— WHAT IS BEING ASKED —
Output the material below unchanged, apart from leaving out the pictures.
━━━
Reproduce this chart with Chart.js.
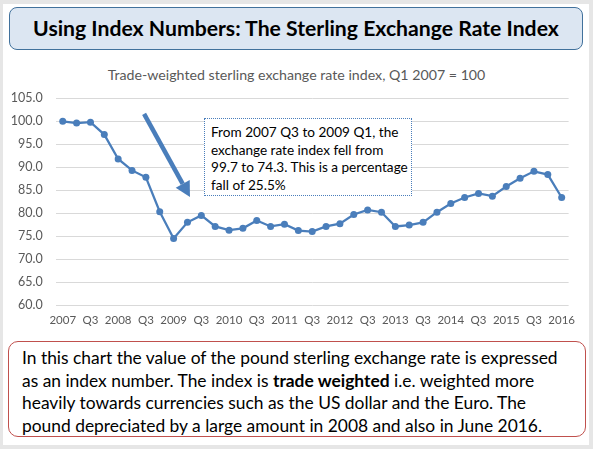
<!DOCTYPE html>
<html>
<head>
<meta charset="utf-8">
<script src="https://cdn.jsdelivr.net/npm/chart.js@4"></script>
<style>
  html, body { margin: 0; padding: 0; }
  body { width: 593px; height: 449px; background: #e6e6e6; position: relative; overflow: hidden; font-family: Lato, "Open Sans", sans-serif; }
  #page { position: absolute; left: 3px; top: 4px; width: 586px; height: 441px; background: #ffffff; }
  #title { position: absolute; left: 9px; top: 7px; width: 572px; height: 41px; background: #dce6f2; border: 1.5px solid #41719c; border-radius: 8px; text-align: center; line-height: 41px; font-weight: bold; font-size: 21.2px; color: #000; white-space: nowrap; }
  #subtitle { position: absolute; left: 0; top: 66px; width: 593px; text-align: center; font-size: 14.2px; color: #595959; white-space: nowrap; }
  #chartWrap { position: absolute; left: 0; top: 85px; width: 593px; height: 250px; }
  #note { position: absolute; left: 204px; top: 118px; width: 208px; height: 78px; border: 1.5px dotted #4a7ebb; background: #fff; font-size: 13.6px; line-height: 17.5px; color: #000; padding: 5px 0 0 6px; box-sizing: border-box; white-space: nowrap; }
  #textbox { position: absolute; left: 8px; top: 341px; width: 578px; height: 96px; border: 1.5px solid #c0504d; border-radius: 10px; box-sizing: border-box; padding: 5px 0 0 13px; font-size: 17.4px; line-height: 22.5px; color: #000; white-space: nowrap; }
</style>
</head>
<body>
<div id="page"></div>
<div id="title">Using Index Numbers: The Sterling Exchange Rate Index</div>
<div id="subtitle">Trade-weighted sterling exchange rate index, Q1 2007 = 100</div>
<div id="chartWrap"><canvas id="c"></canvas></div>
<div id="note">From 2007 Q3 to 2009 Q1, the<br>exchange rate index fell from<br>99.7 to 74.3. This is a percentage<br>fall of 25.5%</div>
<div id="textbox">In this chart the value of the pound sterling exchange rate is expressed<br>as an index number. The index is <b>trade weighted</b> i.e. weighted more<br>heavily towards currencies such as the US dollar and the Euro. The<br>pound depreciated by a large amount in 2008 and also in June 2016.</div>
<script>
const categories = [
  '2007','','Q3','',
  '2008','','Q3','',
  '2009','','Q3','',
  '2010','','Q3','',
  '2011','','Q3','',
  '2012','','Q3','',
  '2013','','Q3','',
  '2014','','Q3','',
  '2015','','Q3','',
  '2016'
];
const indexValues = [
  100.0, 99.6, 99.8, 97.1,
  91.8, 89.3, 87.8, 80.3,
  74.5, 78.0, 79.5, 77.1,
  76.3, 76.7, 78.4, 77.1,
  77.6, 76.2, 76.0, 77.1,
  77.7, 79.7, 80.7, 80.2,
  77.1, 77.4, 78.0, 80.2,
  82.1, 83.4, 84.3, 83.7,
  85.8, 87.6, 89.1, 88.4,
  83.4
];
const yMin = 60, yMax = 105, yStep = 5;
// arrow annotation anchored in data space: [category index, value]
const arrowFrom = [5.87, 101.6];
const arrowTo = [9.18, 83.5];
const seriesColor = '#4a7ebb';

const arrowPlugin = {
  id: 'arrow',
  afterDatasetsDraw(chart) {
    const x = chart.scales.x, y = chart.scales.y, ctx = chart.ctx;
    const x1 = x.getPixelForValue(arrowFrom[0]), y1 = y.getPixelForValue(arrowFrom[1]);
    const x2 = x.getPixelForValue(arrowTo[0]), y2 = y.getPixelForValue(arrowTo[1]);
    const ang = Math.atan2(y2 - y1, x2 - x1);
    const headLen = 15, headW = 8;
    const bx = x2 - headLen * Math.cos(ang), by = y2 - headLen * Math.sin(ang);
    ctx.save();
    ctx.strokeStyle = seriesColor; ctx.fillStyle = seriesColor;
    ctx.lineWidth = 4.5; ctx.lineCap = 'butt';
    ctx.beginPath(); ctx.moveTo(x1, y1); ctx.lineTo(bx, by); ctx.stroke();
    ctx.beginPath();
    ctx.moveTo(x2, y2);
    ctx.lineTo(bx + headW * Math.sin(ang), by - headW * Math.cos(ang));
    ctx.lineTo(bx - headW * Math.sin(ang), by + headW * Math.cos(ang));
    ctx.closePath(); ctx.fill();
    ctx.restore();
  }
};

Chart.defaults.font.family = 'Lato, "Open Sans", sans-serif';
new Chart(document.getElementById('c'), {
  type: 'line',
  data: {
    labels: categories,
    datasets: [{
      data: indexValues,
      borderColor: seriesColor,
      backgroundColor: seriesColor,
      borderWidth: 2.25,
      tension: 0,
      pointRadius: 3.5,
      pointBorderWidth: 0,
      pointBackgroundColor: seriesColor,
      pointHoverRadius: 3.5
    }]
  },
  options: {
    responsive: true,
    maintainAspectRatio: false,
    animation: false,
    events: [],
    layout: { padding: { left: 0, top: 13.3, right: 24.4, bottom: 0 } },
    plugins: { legend: { display: false }, tooltip: { enabled: false } },
    scales: {
      x: {
        offset: true,
        grid: { display: false, drawTicks: false },
        border: { display: false },
        ticks: { autoSkip: false, maxRotation: 0, minRotation: 0, color: '#595959', font: { size: 11.5 }, padding: 8 },
        afterFit(scale) { scale.height = 30; }
      },
      y: {
        min: yMin, max: yMax,
        grid: { color: '#d9d9d9', lineWidth: 1, drawTicks: false },
        border: { display: false },
        ticks: { stepSize: yStep, color: '#595959', font: { size: 12.5 }, padding: 13,
                 callback: v => Number(v).toFixed(1) },
        afterFit(scale) { scale.width = 55.8; scale.paddingTop = 0; scale.paddingBottom = 0; }
      }
    }
  },
  plugins: [arrowPlugin]
});
</script>
</body>
</html>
━━━
— COMPLETE ANSWER —
Reproduce this chart with Chart.js.
<!DOCTYPE html>
<html>
<head>
<meta charset="utf-8">
<script src="https://cdn.jsdelivr.net/npm/chart.js@4"></script>
<style>
  html, body { margin: 0; padding: 0; }
  body { width: 593px; height: 449px; background: #e6e6e6; position: relative; overflow: hidden; font-family: Lato, "Open Sans", sans-serif; }
  #page { position: absolute; left: 3px; top: 4px; width: 586px; height: 441px; background: #ffffff; }
  #title { position: absolute; left: 9px; top: 7px; width: 572px; height: 41px; background: #dce6f2; border: 1.5px solid #41719c; border-radius: 8px; text-align: center; line-height: 41px; font-weight: bold; font-size: 21.2px; color: #000; white-space: nowrap; }
  #subtitle { position: absolute; left: 0; top: 66px; width: 593px; text-align: center; font-size: 14.2px; color: #595959; white-space: nowrap; }
  #chartWrap { position: absolute; left: 0; top: 85px; width: 593px; height: 250px; }
  #note { position: absolute; left: 204px; top: 118px; width: 208px; height: 78px; border: 1.5px dotted #4a7ebb; background: #fff; font-size: 13.6px; line-height: 17.5px; color: #000; padding: 5px 0 0 6px; box-sizing: border-box; white-space: nowrap; }
  #textbox { position: absolute; left: 8px; top: 341px; width: 578px; height: 96px; border: 1.5px solid #c0504d; border-radius: 10px; box-sizing: border-box; padding: 5px 0 0 13px; font-size: 17.4px; line-height: 22.5px; color: #000; white-space: nowrap; }
</style>
</head>
<body>
<div id="page"></div>
<div id="title">Using Index Numbers: The Sterling Exchange Rate Index</div>
<div id="subtitle">Trade-weighted sterling exchange rate index, Q1 2007 = 100</div>
<div id="chartWrap"><canvas id="c"></canvas></div>
<div id="note">From 2007 Q3 to 2009 Q1, the<br>exchange rate index fell from<br>99.7 to 74.3. This is a percentage<br>fall of 25.5%</div>
<div id="textbox">In this chart the value of the pound sterling exchange rate is expressed<br>as an index number. The index is <b>trade weighted</b> i.e. weighted more<br>heavily towards currencies such as the US dollar and the Euro. The<br>pound depreciated by a large amount in 2008 and also in June 2016.</div>
<script>
const categories = [
  '2007','','Q3','',
  '2008','','Q3','',
  '2009','','Q3','',
  '2010','','Q3','',
  '2011','','Q3','',
  '2012','','Q3','',
  '2013','','Q3','',
  '2014','','Q3','',
  '2015','','Q3','',
  '2016'
];
const indexValues = [
  100.0, 99.6, 99.8, 97.1,
  91.8, 89.3, 87.8, 80.3,
  74.5, 78.0, 79.5, 77.1,
  76.3, 76.7, 78.4, 77.1,
  77.6, 76.2, 76.0, 77.1,
  77.7, 79.7, 80.7, 80.2,
  77.1, 77.4, 78.0, 80.2,
  82.1, 83.4, 84.3, 83.7,
  85.8, 87.6, 89.1, 88.4,
  83.4
];
const yMin = 60, yMax = 105, yStep = 5;
// arrow annotation anchored in data space: [category index, value]
const arrowFrom = [5.87, 101.6];
const arrowTo = [9.18, 83.5];
const seriesColor = '#4a7ebb';

const arrowPlugin = {
  id: 'arrow',
  afterDatasetsDraw(chart) {
    const x = chart.scales.x, y = chart.scales.y, ctx = chart.ctx;
    const x1 = x.getPixelForValue(arrowFrom[0]), y1 = y.getPixelForValue(arrowFrom[1]);
    const x2 = x.getPixelForValue(arrowTo[0]), y2 = y.getPixelForValue(arrowTo[1]);
    const ang = Math.atan2(y2 - y1, x2 - x1);
    const headLen = 15, headW = 8;
    const bx = x2 - headLen * Math.cos(ang), by = y2 - headLen * Math.sin(ang);
    ctx.save();
    ctx.strokeStyle = seriesColor; ctx.fillStyle = seriesColor;
    ctx.lineWidth = 4.5; ctx.lineCap = 'butt';
    ctx.beginPath(); ctx.moveTo(x1, y1); ctx.lineTo(bx, by); ctx.stroke();
    ctx.beginPath();
    ctx.moveTo(x2, y2);
    ctx.lineTo(bx + headW * Math.sin(ang), by - headW * Math.cos(ang));
    ctx.lineTo(bx - headW * Math.sin(ang), by + headW * Math.cos(ang));
    ctx.closePath(); ctx.fill();
    ctx.restore();
  }
};

Chart.defaults.font.family = 'Lato, "Open Sans", sans-serif';
new Chart(document.getElementById('c'), {
  type: 'line',
  data: {
    labels: categories,
    datasets: [{
      data: indexValues,
      borderColor: seriesColor,
      backgroundColor: seriesColor,
      borderWidth: 2.25,
      tension: 0,
      pointRadius: 3.5,
      pointBorderWidth: 0,
      pointBackgroundColor: seriesColor,
      pointHoverRadius: 3.5
    }]
  },
  options: {
    responsive: true,
    maintainAspectRatio: false,
    animation: false,
    events: [],
    layout: { padding: { left: 0, top: 13.3, right: 24.4, bottom: 0 } },
    plugins: { legend: { display: false }, tooltip: { enabled: false } },
    scales: {
      x: {
        offset: true,
        grid: { display: false, drawTicks: false },
        border: { display: false },
        ticks: { autoSkip: false, maxRotation: 0, minRotation: 0, color: '#595959', font: { size: 11.5 }, padding: 8 },
        afterFit(scale) { scale.height = 30; }
      },
      y: {
        min: yMin, max: yMax,
        grid: { color: '#d9d9d9', lineWidth: 1, drawTicks: false },
        border: { display: false },
        ticks: { stepSize: yStep, color: '#595959', font: { size: 12.5 }, padding: 13,
                 callback: v => Number(v).toFixed(1) },
        afterFit(scale) { scale.width = 55.8; scale.paddingTop = 0; scale.paddingBottom = 0; }
      }
    }
  },
  plugins: [arrowPlugin]
});
</script>
</body>
</html>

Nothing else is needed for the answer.